Barney Greengrass, a.k.a. the “Sturgeon King,” is a 100-year old Jewish deli, breadshop, fish shop, and restaurant. Unsurprisingly from their self-selected nickname, and my admitted bias for smoked fish, I was inclined to make a recent appearance. Barney’s is known for incredible house-smoked fish, slightly spendy prices, extremely gruff employees and wait staff, and delicious bialys. (My understanding is that they serve H&H bagels. I believe they sell Kossar’s bialys – one of the two major NYC bialy powerhouses)
Barney’s is both a store and a restaurant — with many of the tables for the “restaurant” situated in the portion of the establishment ostensibly devoted to the store. Predictably, you don’t want to sit there. The back room is solely devoted to the restaurant. On this most recent visit, I was there with two out of town friends. Naturally our waiter picked up on this and treated us with an appropriate level of gruffness. He also tempted us with some excellent looking latkes by repeatedly bringing over a plate to our table, but we were unmoved.

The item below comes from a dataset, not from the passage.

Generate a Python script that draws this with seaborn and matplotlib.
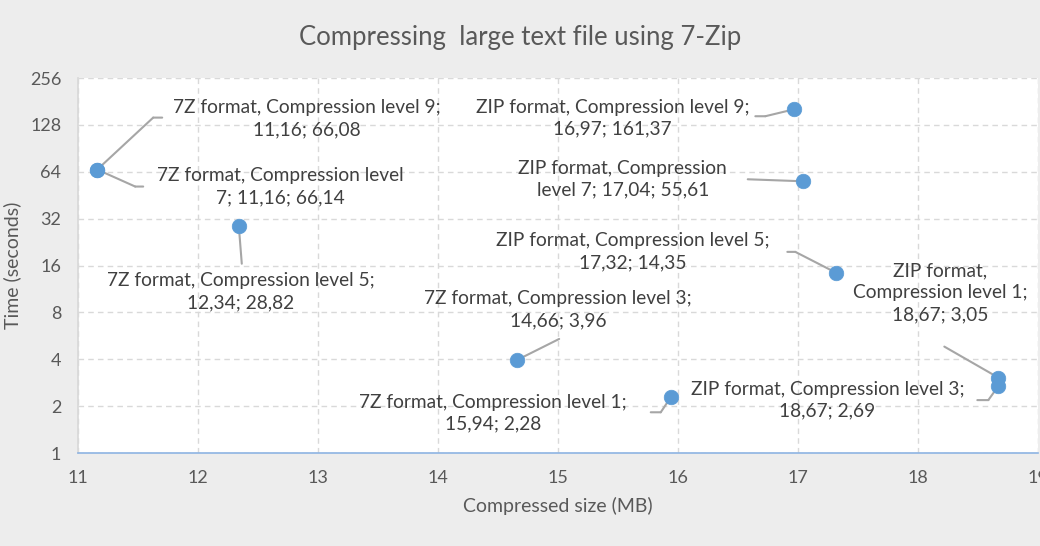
import numpy as np
import pandas as pd
import matplotlib
matplotlib.use("Agg")
import matplotlib.pyplot as plt
import seaborn as sns
from matplotlib.text import OffsetFrom

# data
formats = ["7Z", "7Z", "7Z", "7Z", "7Z", "ZIP", "ZIP", "ZIP", "ZIP", "ZIP"]
levels = [9, 7, 5, 3, 1, 9, 7, 5, 1, 3]
size_mb = [11.16, 11.16, 12.34, 14.66, 15.94, 16.97, 17.04, 17.32, 18.67, 18.67]
time_s = [66.08, 66.14, 28.82, 3.96, 2.28, 161.37, 55.61, 14.35, 3.05, 2.69]
label_text = [
    "7Z format, Compression level 9;\n11,16; 66,08",
    "7Z format, Compression level\n7; 11,16; 66,14",
    "7Z format, Compression level 5;\n12,34; 28,82",
    "7Z format, Compression level 3;\n14,66; 3,96",
    "7Z format, Compression level 1;\n15,94; 2,28",
    "ZIP format, Compression level 9;\n16,97; 161,37",
    "ZIP format, Compression\nlevel 7; 17,04; 55,61",
    "ZIP format, Compression level 5;\n17,32; 14,35",
    "ZIP format,\nCompression level 1;\n18,67; 3,05",
    "ZIP format, Compression level 3;\n18,67; 2,69",
]
y_ticks = [1, 2, 4, 8, 16, 32, 64, 128, 256]

# label layout (pixel offsets from the point): text centre, leader elbow, tail length
text_off = [(210, 51), (183, -17), (2, -66), (41, 50), (-178, -16),
            (-182, -9), (-180, 2), (-204, 21), (-58, 85), (-171, -14)]
elbow_off = [(56, 52), (38, -17), (3, -38), (42, 21), (-10, -15),
             (-29, -7), (-55, 2), (-41, 21), (-54, 31), (-10, -14)]
tail_len = [9, 8, 0, 0, -10, -10, 0, -8, 0, -11]

df = pd.DataFrame({"size": size_mb, "time": time_s, "format": formats, "level": levels})

sns.set_theme(style="white")
plt.rcParams["font.family"] = ["Lato", "DejaVu Sans"]

fig = plt.figure(figsize=(10.4, 5.46), dpi=100)
fig.patch.set_facecolor("#ededed")
ax = fig.add_axes([0.075, 0.1703, 0.923, 0.6868])
ax.set_facecolor("white")

sns.scatterplot(data=df, x="size", y="time", ax=ax, color="#5b9bd5",
                s=110, edgecolor="#5b9bd5", linewidth=0.5, zorder=3, legend=False)

ax.set_yscale("log", base=2)
ax.set_ylim(1, 256)
ax.set_xlim(11, 19)
ax.set_yticks(y_ticks)
ax.set_yticklabels([str(t) for t in y_ticks])
ax.set_xticks(range(11, 20))
ax.minorticks_off()

ax.grid(True, which="major", color="#d9d9d9", linestyle=(0, (4, 3)), linewidth=1)
for s in ["top", "right"]:
    ax.spines[s].set_visible(False)
ax.spines["left"].set_color("#d9d9d9")
ax.spines["bottom"].set_color("#8eb4e3")
ax.spines["bottom"].set_linewidth(1.2)
ax.tick_params(axis="both", length=0, labelsize=13, labelcolor="#595959", pad=12)

ax.set_xlabel("Compressed size (MB)", fontsize=14, color="#595959", labelpad=8)
ax.set_ylabel("Time (seconds)", fontsize=14, color="#595959", labelpad=6)
fig.suptitle("Compressing  large text file using 7-Zip", fontsize=18.5, color="#595959",
             y=0.955)

lead_col = "#a6a6a6"
for i in range(len(size_mb)):
    x, y = size_mb[i], time_s[i]
    ax.annotate(label_text[i], xy=(x, y), xytext=text_off[i], textcoords="offset pixels",
                ha="center", va="center", fontsize=13.8, color="#404040",
                linespacing=1.35, zorder=4)
    ex, ey = elbow_off[i]
    ax.annotate("", xy=(x, y), xytext=(ex, ey), textcoords="offset pixels",
                arrowprops=dict(arrowstyle="-", color=lead_col, lw=1.5,
                                shrinkA=0, shrinkB=0), zorder=2)
    if tail_len[i] != 0:
        base = OffsetFrom(ax.transData, (x, y), unit="pixels")
        ax.annotate("", xy=(ex, ey), xycoords=base,
                    xytext=(ex + tail_len[i], ey), textcoords=base,
                    arrowprops=dict(arrowstyle="-", color=lead_col, lw=1.5,
                                    shrinkA=0, shrinkB=0), zorder=2)

fig.savefig("out.png", dpi=100, facecolor=fig.get_facecolor())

The best dishes at Barney’s naturally involve some combination of bialys and smoked fish. Past favorites include their Eggs Leo – Nova Scotia Salmon scrambled with eggs and onions. On this occassion, we had their gravlax, white fish salad, and a pastrami omelet. The gravlax and white fish were predictably superb; the white fish was well-suited as a schmear for the bialy. The gravlax was a similarly good complement — the salt-cured fish had a tender and smooth texture. The eggs were also nicely done, but obviously they were not the main attraction. The pastrami omelet got mixed reviews. It is served open-faced. The pastrami itself was crispy and delicious but the omelet had an enormous amount of oily cheese, which was excessive.
Overall, it remains a staple on the NYC brunch scene. Be sure to pick up some bialys for the road on your way out.